Speed Up a Pipeline by Using a Git Shallow Clone

4 minute read Published: 2022-05-25

When you are working with a big repository that contains a lot of commits, the CI system can take a lot of time fetching the repo. And often, you don't need the whole history to run the test suits.

By default, Gitlab do a shallow clone, and fetch only the latest 50 commit, but this can be configured globally or per job by adding a GIT_DEPTH variables.

Often in a CI system, you want to have the build artifacts of your pipeline correctly tagged with an unique version number. The best way to do this is to use git describe to get a version composed with the last tag, the number of commit since the last tag and a short commit hash.

But by having only the latest 50 commits in the history, you can't be sure that git describe will find the last tag. When it first occurs, the simplest fix is to set GIT_DEPTH: 0 to tell Gitlab to do a full clone instead of a shallow one.

This, of course, lead to a longer pipeline duration. What if you have a project that have normally not more than 20 commits between two release in normal case, but still want to ensure that it work no matter how many commits you have since the last tag?
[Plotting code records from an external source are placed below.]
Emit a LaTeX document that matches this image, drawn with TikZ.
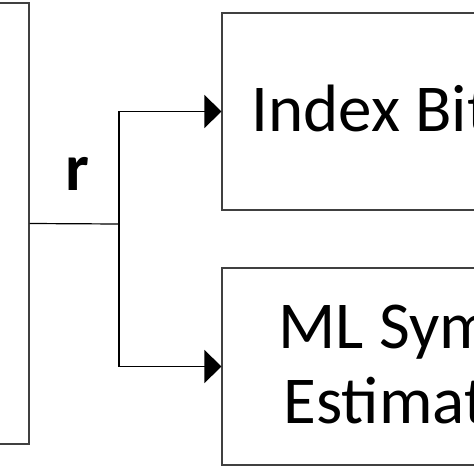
\documentclass[tikz,border=0pt]{standalone}
\usepackage{fontspec}
\setmainfont{Carlito}
\usetikzlibrary{arrows.meta}
\begin{document}
\begin{tikzpicture}[x=1pt, y=-1pt, >={Triangle[length=17pt,width=33pt]}, line width=1.2pt,
    block/.style={draw=black!75, line width=1.1pt, inner sep=0pt, minimum width=406pt, minimum height=197pt},
    big/.style={font=\fontsize{67}{75}\selectfont, inner sep=0pt}]
    \clip (0,0) rectangle (474,474);
    \node[draw=black!75, line width=1.1pt, minimum width=229pt, minimum height=441pt] (rx) at (-85.5,223.5) {};
    \node[block] (ibe) at (425,111.5) {};
    \node[block] (mls) at (425,366.5) {};
    \coordinate (split) at (119,224);
    \draw (rx.east) -- (split);
    \draw[->] (split) |- (ibe.west);
    \draw[->] (split) |- (mls.west);
    \node[big, font=\fontsize{67}{75}\selectfont\bfseries, anchor=base] (r) at (77,190) {r};
    \node[big, anchor=base west] (ibt) at (251,131) {Index Bits};
    \node[big, anchor=base west] (ml) at (278,348) {ML Symbol};
    \node[big, anchor=base west] (est) at (283,423) {Estimation};
\end{tikzpicture}
\end{document}
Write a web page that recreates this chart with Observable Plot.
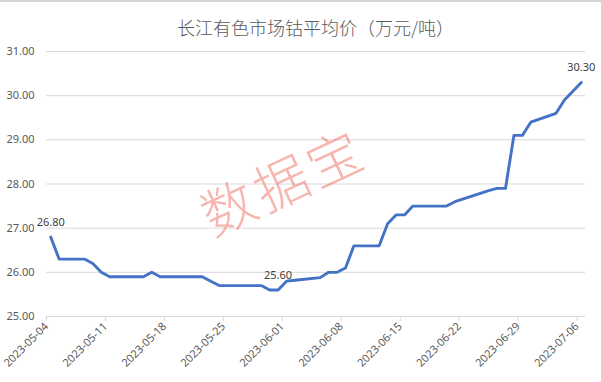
<!DOCTYPE html>
<html>
<head>
<meta charset="utf-8">
<script src="https://cdn.jsdelivr.net/npm/d3@7"></script>
<script src="https://cdn.jsdelivr.net/npm/@observablehq/plot@0.6"></script>
<style>
  body { margin: 0; background: #ffffff; }
  #wrap { position: relative; width: 601px; height: 382px; overflow: hidden; background: #fff; }
  #topline { position: absolute; left: 0; top: 0; width: 601px; height: 2px; background: #d6d6d6; }
  #title { position: absolute; left: 0; width: 601px; top: 14px; text-align: center; padding-left: 30px; box-sizing: border-box;
           font-family: "Noto Sans CJK SC", "Noto Sans", sans-serif; font-size: 18px; color: #595959; line-height: 26px; font-weight: 300; }
  #wm { position: absolute; left: 195px; top: 150px; font-family: "Noto Sans CJK SC", sans-serif; font-size: 54px; font-weight: 300;
        color: rgba(240, 120, 110, 0.55); transform: rotate(-25deg); transform-origin: center; letter-spacing: 4px; line-height: 60px; }
  #chart { position: absolute; left: 0; top: 0; }
</style>
</head>
<body>
<div id="wrap">
  <div id="chart"></div>
  <div id="topline"></div>
  <div id="title">长江有色市场钴平均价（万元/吨）</div>
  <div id="wm">数据宝</div>
</div>
<script>
const dates = [
  "2023-05-04","2023-05-05","2023-05-06","2023-05-08","2023-05-09","2023-05-10","2023-05-11","2023-05-12",
  "2023-05-15","2023-05-16","2023-05-17","2023-05-18","2023-05-19","2023-05-22","2023-05-23","2023-05-24",
  "2023-05-25","2023-05-26","2023-05-29","2023-05-30","2023-05-31","2023-06-01","2023-06-02","2023-06-05",
  "2023-06-06","2023-06-07","2023-06-08","2023-06-09","2023-06-12","2023-06-13","2023-06-14","2023-06-15",
  "2023-06-16","2023-06-19","2023-06-20","2023-06-21","2023-06-25","2023-06-26","2023-06-27","2023-06-28",
  "2023-06-29","2023-06-30","2023-07-03","2023-07-04","2023-07-05","2023-07-06"
];
const values = [
  26.80, 26.30, 26.30, 26.30, 26.20, 26.00, 25.90, 25.90,
  25.90, 26.00, 25.90, 25.90, 25.90, 25.90, 25.80, 25.70,
  25.70, 25.70, 25.70, 25.60, 25.60, 25.80, 25.82, 25.88,
  26.00, 26.00, 26.10, 26.60, 26.60, 27.10, 27.30, 27.30,
  27.50, 27.50, 27.50, 27.60, 27.85, 27.90, 27.90, 29.10,
  29.10, 29.40, 29.60, 29.90, 30.10, 30.30
];
const xTickLabels = ["2023-05-04","2023-05-11","2023-05-18","2023-05-25","2023-06-01","2023-06-08","2023-06-15","2023-06-22","2023-06-29","2023-07-06"];
const yTicks = [25, 26, 27, 28, 29, 30, 31];
const labelDates = ["2023-05-04", "2023-05-31", "2023-07-06"];

const parse = d3.utcParse("%Y-%m-%d");
const fmt = d3.utcFormat("%Y-%m-%d");
const mid = d => d3.utcHour.offset(parse(d), 12);
const data = dates.map((d, i) => ({date: mid(d), value: values[i], key: d}));
const labels = data.filter(d => labelDates.includes(d.key));

const chart = Plot.plot({
  width: 601,
  height: 382,
  marginTop: 51,
  marginBottom: 66,
  marginLeft: 46,
  marginRight: 16,
  style: {fontFamily: "'Noto Sans', 'Noto Sans CJK SC', sans-serif", fontSize: "11px", color: "#595959", background: "transparent"},
  x: {type: "utc", domain: [parse("2023-05-04"), parse("2023-07-07")]},
  y: {domain: [25, 31]},
  marks: [
    Plot.gridY(yTicks, {stroke: "#d9d9d9", strokeOpacity: 1}),
    Plot.axisY(yTicks, {tickSize: 0, tickPadding: 12, tickFormat: d => d.toFixed(2), label: null, fill: "#595959"}),
    Plot.ruleY([25], {stroke: "#d9d9d9"}),
    Plot.axisX(xTickLabels.map(parse), {tickSize: 5, tickPadding: 3, tickRotate: -45, tickFormat: fmt, label: null, stroke: "#d9d9d9", fill: "#595959"}),
    Plot.line(data, {x: "date", y: "value", stroke: "#4472c4", strokeWidth: 2.9, strokeLinejoin: "round"}),
    Plot.text(labels, {x: "date", y: "value", text: d => d.value.toFixed(2), dy: -15, fill: "#404040", fontSize: 11})
  ]
});
document.getElementById("chart").appendChild(chart);
</script>
</body>
</html>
This can be done on Gitlab with this script:

variables:
  GIT_DEPTH: 20

.scripts:
  # This snippets ensure that at least one tag is present on the history of the current branch
  git-fetch-last-tag:
    - |
      echo "Fetching the latest tag..."
      # Ensure that we have all tag locally but without the history
      git fetch -q --depth=1 --tags
      # --tags ensure that it work for bot annoted and lightweight tags
      until git describe --tags; do
          echo "git: tag not found, fetching more commit..."
          git fetch -q --deepen=20 origin "${CI_COMMIT_BRANCH}"
      done
      echo "GIT_LAST_TAG: $(git describe --tags --abbrev=0)"

release_job:
  before_script:
    !reference [.script, git-fetch-last-tag]
  script:
    do_release

Another common pipeline job that don't work by default with a shallow clone is a job that check all the commits for a merge request. Maybe you want a job that check that your commits messages are correctly formatted using the conventional commit convention.

For this to work, you should be able to find the common ancestor between the current branch and the main branch of the project. Of course, Git has a command that return the SHA of this common ancestor: git merge-base HEAD main

To use it on the CI:

variables:
  GIT_DEPTH: 5

.scripts:
  # This snippets ensure that the common ancestor is in the history
  # and export the commit SHA as GIT_MERGE_BASE_SHA
  git-fetch-merge-base:
    # This script export GIT_MERGE_BASE_SHA and ensure it is fetched
    - |
      echo "Fetching the Git Merge Base commit..."
      # First, we fetch one commit from the main branch. 
      # This is needed as without it Git doesn't know that the branch exist
      git fetch -q --depth=1 origin "refs/heads/${CI_DEFAULT_BRANCH}:refs/heads/${CI_DEFAULT_BRANCH}"
      # Now, if you just rebased your branch on top of main and you have no more
      # than 4 commits, git merge-base will already work
      until git merge-base HEAD ${CI_DEFAULT_BRANCH}; do
        echo "git: merge-base not found, fetching more commit..."
        # But if not, we fetch 10 commits from both the main branch
        # and the current until we found the ancestor
        git fetch -q --deepen=10 origin "${CI_DEFAULT_BRANCH}" "${CI_COMMIT_BRANCH}";
      done

      GIT_MERGE_BASE_SHA=$(git merge-base HEAD ${CI_DEFAULT_BRANCH})
      echo "GIT_MERGE_BASE_SHA: ${GIT_MERGE_BASE_SHA}"
      export GIT_MERGE_BASE_SHA

check-commit:
  before_script:
    - !reference [.script, git-fetch-merge-base]
  script:
    - echo "The common ancestor SHA is: ${GIT_MERGE_BASE_SHA}"

With this two snippets, you can have all your CI job using a fast git shallow clone and then have only the jobs that need at least one tag or that need the GIT_MERGE_BASE_SHA variable to fetch more history as needed.